BANK OF NEW YORK MELLON v. DOUGHERTY

Supreme Court of New York (2019)

Facts

Issue

Holding — Quinlan, J.

Rule

Reasoning

Deep Dive: How the Court Reached Its Decision

Plaintiff's Standing

The court reasoned that the plaintiff, The Bank of New York Mellon, had established its standing to bring the foreclosure action by demonstrating possession of the note, which was endorsed in blank, at the time the lawsuit was initiated. The testimony provided by Chuck Parks, a representative from Carrington Mortgage Services, indicated that he had personal knowledge of the records maintained by both the plaintiff and Carrington, which included the original note and mortgage documents dated October 24, 2005. The court noted that the relevant business records were admissible under CPLR 4518(a), which allows for the introduction of business records as evidence if they are made in the regular course of business. Parks’ testimony confirmed that the plaintiff maintained possession of the note when the action was filed on August 2, 2011, fulfilling the requirement for standing in a foreclosure action as established by prior case law. Thus, the court dismissed the defendant's affirmative defenses related to the plaintiff's standing.

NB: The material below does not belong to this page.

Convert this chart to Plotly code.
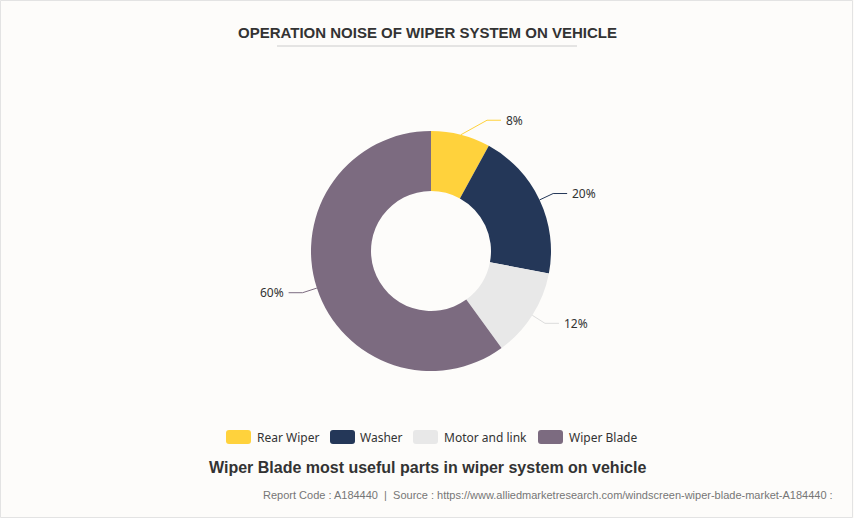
import math
import plotly.graph_objects as go

W, H = 854, 518

categories = ["Rear Wiper", "Washer", "Motor and link", "Wiper Blade"]
values = [8, 20, 12, 60]
colors = ["#FFD23C", "#243758", "#E8E8E8", "#7C6B80"]
value_labels = ["8%", "20%", "12%", "60%"]

title_text = "OPERATION NOISE OF WIPER SYSTEM ON VEHICLE"
subtitle_text = "Wiper Blade most useful parts in wiper system on vehicle"
footer_text = ("Report Code : A184440  |  Source : "
               "https://www.alliedmarketresearch.com/windscreen-wiper-blade-market-A184440 :")

# layout geometry (pixels)
cx, cy, R = 431, 251, 120
elbow_r, hlen, min_dx = 135, 14, 56
legend_y = 437
legend_swatch_x = [226, 330, 413, 538]
legend_text_x = [255, 358, 442, 567]

def px(x):
    return x / W

def py(y):
    return 1 - y / H

fig = go.Figure()
fig.add_trace(go.Pie(
    labels=categories, values=values,
    marker=dict(colors=colors, line=dict(width=0)),
    hole=0.5, sort=False, direction="clockwise", rotation=0,
    textinfo="none", hoverinfo="label+percent",
    domain=dict(x=[px(cx - R), px(cx + R)], y=[py(cy + R), py(cy - R)]),
    showlegend=False,
))

shapes = []
annotations = []
label_font = dict(family="Noto Sans, sans-serif", size=12, color="#333333")

# leader lines and value labels, derived from the slice angles
total = sum(values)
cum = 0
for cat, v, col, lab in zip(categories, values, colors, value_labels):
    mid = 90 - (cum + v / 2) / total * 360
    cum += v
    a = math.radians(mid)
    x0, y0 = cx + R * math.cos(a), cy - R * math.sin(a)
    side = 1 if math.cos(a) >= 0 else -1
    dx = max(abs(elbow_r * math.cos(a)), min_dx)
    x1, y1 = cx + side * dx, cy - elbow_r * math.sin(a)
    x2 = x1 + side * hlen
    line_col = col if col != "#E8E8E8" else "#DDDDDD"
    shapes.append(dict(type="path", xref="paper", yref="paper",
                       path=f"M {px(x0)} {py(y0)} L {px(x1)} {py(y1)} L {px(x2)} {py(y1)}",
                       line=dict(color=line_col, width=1)))
    annotations.append(dict(x=px(x2 + side * 3), y=py(y1), xref="paper", yref="paper",
                            text=lab, showarrow=False,
                            xanchor="left" if side > 0 else "right", yanchor="middle",
                            font=label_font))

# custom legend (rounded swatches like the original)
sw, sh, rr = 25, 14, 3
for cat, col, sx, tx in zip(categories, colors, legend_swatch_x, legend_text_x):
    xl, xr = sx, sx + sw
    yt, yb = legend_y - sh / 2, legend_y + sh / 2
    path = (f"M {px(xl + rr)} {py(yt)} L {px(xr - rr)} {py(yt)} Q {px(xr)} {py(yt)} {px(xr)} {py(yt + rr)} "
            f"L {px(xr)} {py(yb - rr)} Q {px(xr)} {py(yb)} {px(xr - rr)} {py(yb)} "
            f"L {px(xl + rr)} {py(yb)} Q {px(xl)} {py(yb)} {px(xl)} {py(yb - rr)} "
            f"L {px(xl)} {py(yt + rr)} Q {px(xl)} {py(yt)} {px(xl + rr)} {py(yt)} Z")
    shapes.append(dict(type="path", xref="paper", yref="paper", path=path,
                       fillcolor=col, line=dict(width=0)))
    annotations.append(dict(x=px(tx), y=py(legend_y), xref="paper", yref="paper", text=cat,
                            showarrow=False, xanchor="left", yanchor="middle", font=label_font))

# title underline
shapes.append(dict(type="line", xref="paper", yref="paper",
                   x0=px(277), x1=px(577), y0=py(46), y1=py(46),
                   line=dict(color="#CCCCCC", width=1)))
# outer border
shapes.append(dict(type="rect", xref="paper", yref="paper",
                   x0=px(0.5), x1=px(W - 1.5), y0=py(0.5), y1=py(H - 0.5),
                   line=dict(color="#E3E3E3", width=1)))

annotations.append(dict(x=px(427), y=py(33), xref="paper", yref="paper", text=f"<b>{title_text}</b>",
                        showarrow=False, xanchor="center", yanchor="middle",
                        font=dict(family="Liberation Sans, Arial, sans-serif", size=15, color="#333333")))
annotations.append(dict(x=px(427), y=py(467), xref="paper", yref="paper", text=f"<b>{subtitle_text}</b>",
                        showarrow=False, xanchor="center", yanchor="middle",
                        font=dict(family="Liberation Sans, Arial, sans-serif", size=16, color="#333333")))
annotations.append(dict(x=px(835), y=py(495), xref="paper", yref="paper", text=footer_text,
                        showarrow=False, xanchor="right", yanchor="middle",
                        font=dict(family="Liberation Sans, Arial, sans-serif", size=11, color="#767676")))

fig.update_layout(
    width=W, height=H,
    margin=dict(l=0, r=0, t=0, b=0),
    paper_bgcolor="#FDFCFA", plot_bgcolor="#FDFCFA",
    showlegend=False,
    shapes=shapes, annotations=annotations,
)

fig.write_html("out.html", config={"displayModeBar": False},
               post_script="document.body.style.margin='0';document.body.style.overflow='hidden';")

Compliance with Mailing Requirements

In addressing the compliance with mailing requirements under New York law, the court found that the plaintiff adequately established that the necessary notices were mailed as required by RPAPL § 1304. Parks testified that the notices were sent via both regular first-class and certified mail to the defendant, with the dates of mailing corroborated by the business records submitted into evidence. Although the defendant challenged the mailing process, asserting it was executed by a third-party vendor named Walz, Parks demonstrated familiarity with Walz's mailing practices and confirmed that the records were integrated into Carrington's systems. The court emphasized that the evidence presented met the legal standard for proving mailing, despite the defendant's objections regarding the lack of return receipts or affidavits of service. Consequently, the court determined that the mailing requirements had been satisfied, thereby dismissing the defendant's related affirmative defense.

Errors in RPAPL § 1306 Filing

The court considered the discrepancies between the dates reported in the filing with the Department of Financial Services (DFS) and the actual mailing dates of the notices. It recognized that while there was a minor error in reporting the dates, this did not rise to the level of a substantial failure that would necessitate dismissal of the action. Citing previous case law, the court pointed out that minor inaccuracies in procedural filings could be overlooked if they did not adversely affect any substantial rights of the defendant. The court distinguished this case from others where significant delays or failures to file had occurred, asserting that the minor discrepancies present did not impede the defendant's rights or the intent of the statute. Thus, the court held that the errors in the RPAPL § 1306 filing were not grounds for dismissing the foreclosure action and dismissed the defendant's affirmative defense based on these claims.

Legislative Intent and Strict Compliance

The court articulated that the principles of legislative intent behind the RPAPL were aimed at ensuring that borrowers are adequately informed of foreclosure proceedings rather than enforcing strict compliance that could undermine those objectives. It asserted that the legislature did not intend for minor procedural errors to derail the foreclosure process, especially when the required notices had been successfully mailed and received. The court highlighted the importance of balancing adherence to procedural requirements with the substantive rights of the parties involved, suggesting that excessive rigidity in interpreting compliance could lead to unjust outcomes. The court referenced the legislative goals of RPAPL and its analysis in other cases, concluding that the minor discrepancies identified did not impede the overall purpose of the statute. Therefore, the court dismissed the defendant’s affirmative defense that relied on the argument of strict compliance with the RPAPL.

Final Judgment

Ultimately, the court ruled in favor of the plaintiff after establishing its standing to initiate the foreclosure action, confirming compliance with the mailing requirements, and dismissing the defendant's affirmative defenses. The court ordered the plaintiff to prepare a new order of reference, including additional provisions for further proceedings consistent with its ruling. It stipulated that the plaintiff must serve copies of the order on all parties and complete necessary submissions within specified time frames. The court's decision exemplified an application of legal principles that favored the substantive merits of the case while allowing for minor procedural imperfections to be overlooked, reinforcing the importance of equitable resolutions in foreclosure matters. Thus, the plaintiff was granted judgment on its complaint, allowing the foreclosure process to continue.